Deep Dive: How the Court Reached Its Decision
Court's Finding of a Valid Contract
The court found that a valid contract existed between the plaintiff and the defendant, established through the Asset Purchase Agreement (APA) and the Settlement Agreement. The court noted that the agreements outlined the terms of the sale of certain assets, including the obligation of the defendant to make quarterly earnout payments to the plaintiff. The defendant did not contest the existence of the contracts but raised issues regarding the execution and fulfillment of obligations. However, the plaintiff provided a fully executed copy of the Settlement Agreement in its reply papers, effectively eliminating any factual disputes regarding its execution. The court, therefore, concluded that the contracts were valid and enforceable, reinforcing the legal obligations set forth in both agreements.
Plaintiff's Performance Under the Contract
The court determined that the plaintiff had fulfilled its obligations under the APA and the Settlement Agreement, as the completion of the transaction demonstrated that all conditions precedent were satisfied. The defendant's assertion that the plaintiff did not fully perform was unsubstantiated, given that the defendant had begun selling the products acquired from the plaintiff. The court emphasized that the successful closing of the deal indicated that the plaintiff had complied with its contractual duties. Additionally, the defendant's argument that the plaintiff was in breach due to a failure to cooperate post-closing was rejected, as section 10.8 of the APA explicitly stated that the defendant could not hold the plaintiff liable for such obligations. Thus, the court found no material issues of fact regarding the plaintiff's performance.
Defendant's Breach of Contract
The court found that the defendant had breached the contract by failing to make the required quarterly earnout payments as stipulated in the agreements. Evidence presented by the plaintiff included statements from the defendant's CEO, who acknowledged the company's financial difficulties that hindered timely payments. Despite these challenges, the court clarified that financial hardship does not absolve a party from its contractual responsibilities. The CEO's admissions during his deposition indicated that the liability for payments had accrued, further supporting the plaintiff's claim of breach. The court thus concluded that the defendant's failure to adhere to the payment schedule constituted a clear breach of the APA and the Settlement Agreement.
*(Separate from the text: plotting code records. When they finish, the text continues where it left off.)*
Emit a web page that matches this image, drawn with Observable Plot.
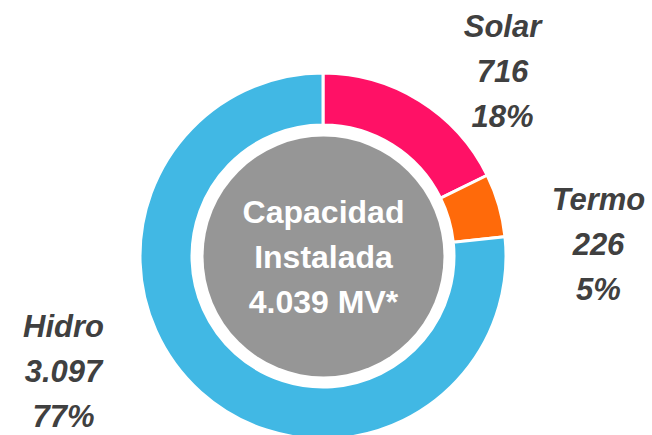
<!DOCTYPE html>
<html>
<head>
<meta charset="utf-8">
<script src="https://cdn.jsdelivr.net/npm/d3@7"></script>
<script src="https://cdn.jsdelivr.net/npm/@observablehq/plot@0.6"></script>
<style>
  html, body { margin: 0; padding: 0; background: #fff; }
</style>
</head>
<body>
<div id="chart"></div>
<script>
// ---- data ----
const categories = ["Solar", "Termo", "Hidro"];
const values = [716, 226, 3097];
const valueLabels = ["716", "226", "3.097"];
const percentLabels = ["18%", "5%", "77%"];
const colors = ["#FF1166", "#FF6A0A", "#41B8E4"];
const centerLines = ["Capacidad", "Instalada", "4.039 MV*"];

// ---- layout ----
const W = 652, H = 435;
const cx = 323, cy = 256;
const outerR = 183, innerR = 131, holeR = 120;
const labelAnchors = [[502, 27], [598, 200], [63, 327]];
const lineGap = 45;

const pie = d3.pie().sort(null).value(d => d.value);
const slices = pie(categories.map((c, i) => ({category: c, value: values[i], color: colors[i]})));

const labelRows = [];
categories.forEach((c, i) => {
  const [lx, ly] = labelAnchors[i];
  [c, valueLabels[i], percentLabels[i]].forEach((t, k) => {
    labelRows.push({x: lx, y: ly + k * lineGap, text: t});
  });
});
const centerRows = centerLines.map((t, k) => ({x: cx, y: cy - 44 + k * 45, text: t}));

function donutMark(index, scales) {
  const g = d3.create("svg:g");
  const px = scales.x(cx), py = scales.y(cy);
  const arc = d3.arc().innerRadius(innerR).outerRadius(outerR);
  g.selectAll("path")
    .data(slices)
    .join("path")
    .attr("transform", `translate(${px},${py})`)
    .attr("d", arc)
    .attr("fill", d => d.data.color)
    .attr("stroke", "#fff")
    .attr("stroke-width", 3)
    .attr("stroke-linejoin", "miter");
  return g.node();
}

const chart = Plot.plot({
  width: W,
  height: H,
  margin: 0,
  x: {domain: [0, W], range: [0, W], axis: null},
  y: {domain: [0, H], range: [0, H], axis: null},
  style: {background: "#fff", overflow: "hidden"},
  marks: [
    donutMark,
    Plot.dot([{x: cx, y: cy}], {x: "x", y: "y", r: holeR, fill: "#969696", stroke: null}),
    Plot.text(centerRows, {
      x: "x", y: "y", text: "text",
      fill: "#fff", fontSize: 32, fontWeight: "bold",
      fontFamily: "Liberation Sans, Arial, sans-serif",
      textAnchor: "middle"
    }),
    Plot.text(labelRows, {
      x: "x", y: "y", text: "text",
      fill: "#404040", fontSize: 31, fontWeight: "bold", fontStyle: "italic",
      fontFamily: "Liberation Sans, Arial, sans-serif",
      textAnchor: "middle"
    })
  ]
});
document.getElementById("chart").appendChild(chart);
</script>
</body>
</html>
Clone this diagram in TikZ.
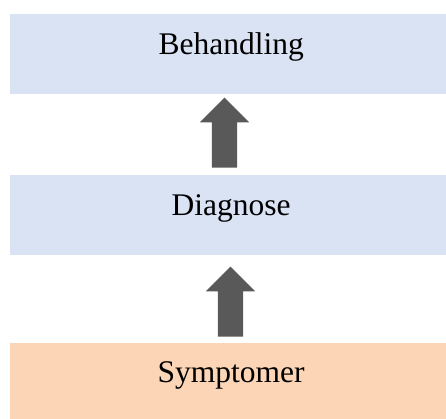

Defendant's Insufficient Opposition
In assessing the defendant's opposition to the motion for summary judgment, the court found that the arguments presented did not raise any genuine issues of material fact. The defendant acknowledged in its affirmation that it did not dispute the allegations of failing to make all required earnout payments. The court noted that the defendant's reliance on vague assertions regarding the plaintiff's performance under the agreements was insufficient to create a factual dispute. The CEO's ambiguous responses during his deposition, such as stating that a judge would have to determine certain questions, did not provide adequate grounds for opposing the summary judgment motion. Consequently, the court determined that the defendant failed to meet its burden of establishing any material issues of fact that would necessitate a trial.
Conclusion of the Court
The court ultimately granted the plaintiff's motion for partial summary judgment, establishing the defendant's liability for breach of contract. The ruling clarified that the plaintiff had met its prima facie burden by demonstrating that a valid contract existed and that the defendant had failed to fulfill its payment obligations. The court's decision underscored the principle that parties to a contract must adhere to their commitments, and any failure to do so may result in legal consequences. Additionally, the court resolved the second cause of action as academic, given the determination of liability. The order required the defendant to be notified of the court's decision, reinforcing the legal standing of the plaintiff's claims.